City Bank Farmers Trust Co. v. 7 East 44th Street Corp.

167 Misc. 245 | N.Y. Sup. Ct. | 1938

Church, J.

This is an action for a declaratory judgment. The plaintiffs are the owners of the fee of premises 7-9-11 East Forty-fourth street, borough of Manhattan, which premises are improved with an eighteen-story office building. The defendant is the tenant under a ground lease. On October 1,1936, the defendant defaulted in paying the rent due on the ground lease in the sum of $4,166.67 for the then current month, and has since been in default. To secure the plaintiffs for rent arrears, the defendant on or about December 8, 1936, executed to the plaintiffs an assignment of rents, and the plaintiffs have been acting under such assignment since its execution.

On June 15, 1936, one of the subtenants on the premises, Hale Desk Company, went into bankruptcy. On August 4,1936, defendant filed a claim in bankruptcy for $2,916.67 for unpaid rent for the month of July, 1936, and for damage for breach of lease in the sum of $35,000. The lease with the Hale Desk Company was disaffirmed by the receiver in bankruptcy on or about July 25, 1936.

The plaintiffs contend that the assignment dated December 8, 1936, includes an assignment of the claim of the defendant against the bankrupt estate. The assignment in question was given to secure to the plaintiffs the rent and other obligations due to the plaintiffs under the ground lease entered into with predecessors of the defendant, and recites that the defendant desires that the plaintiffs as assignees take possession of the premises and collect the rents, issues and profits thereof, and all income derived from the operation thereof in order to insure the application thereof to the payment of the ground rent and taxes and the ground rent and taxes which should hereafter accrue and, thereafter, for the benefit of the holders of the bonds secured by the mortgage executed and delivered by the defendant to the Sterling National Bank and Trust Company of New York as trustee.

*247The assignment recites that the defendant sells, assigns, transfers and sets over ” unto the plaintiffs “ all of the rents, issues, profits and income of and from the said premises, past due and now payable, and/or hereafter to accrue or become due from the said premises, or from any part or parts thereof,” and the defendant ■ thereby assigned to the plaintiffs “ all of the leases, rental agreements and contracts now or hereafter in existence and affecting the said premises and the rents, issues and profits thereof,” and agreed to deliver to the plaintiffs upon demand any and all such leases, rental agreements, and contracts with specific assignments of each, and all in satisfactory form.

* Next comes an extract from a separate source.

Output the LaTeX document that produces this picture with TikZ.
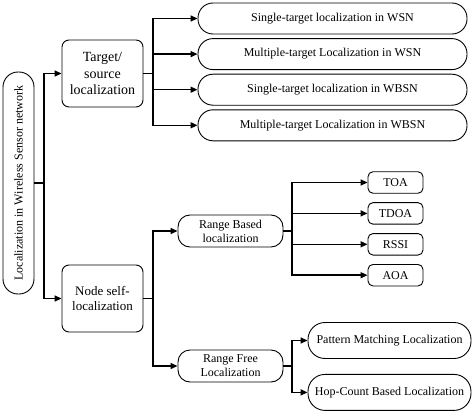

The present action seeks a judgment declaring the rights and legal relations of the parties with reference to the claim filed in the bankruptcy proceedings and to any sums received therefrom. Plaintiffs also seek to enjoin defendant from disposing of any proceeds, dividends or other payments on the claim. The contention of the defendant that this action is barred because plaintiffs may have other remedies adequate to the situation existing between these parties is not supported by the authorities cited in support of the argument. The controversy here is peculiarly of the type due to the interests of the owners of the bonds secured by the mortgage, which warrants the exercise of discretion by this court and the entertaining of jurisdiction in this action for a declaratory judgment. (Woollard v. Schaffer Stores Co., Inc., 272 N. Y. 304, and cases there cited.)

The extremely broad terminology employed in the wording of the assignment as well as the circumstances under which it was given indicates that the parties thereto contemplated that the plaintiffs were to receive all monetary gain derived from the premises. No valid reason is advanced for constricting the meaning of the phrase rents, issues, profits and income of and from the said premises past due and now payable, and/or hereafter to accrue or become due from the said premises.”

Neither is it necessary to be decided with complete finality whether moneys received from the bankruptcy claim in addition to the unpaid rentals for the month of July, 1936, come within the technical meaning of the word “ rent ” or whether they are strictly “ damages.” (Kottler v. New York Bargain House, Inc., 242 N. Y. 28.) In any event and regardless of what classification is adopted, the assignment is sufficiently broad to include any payments made on the claim.

Proposed findings and conclusions have been passed upon as indicated on the margin. Settle decision and judgment in exact accordance therewith.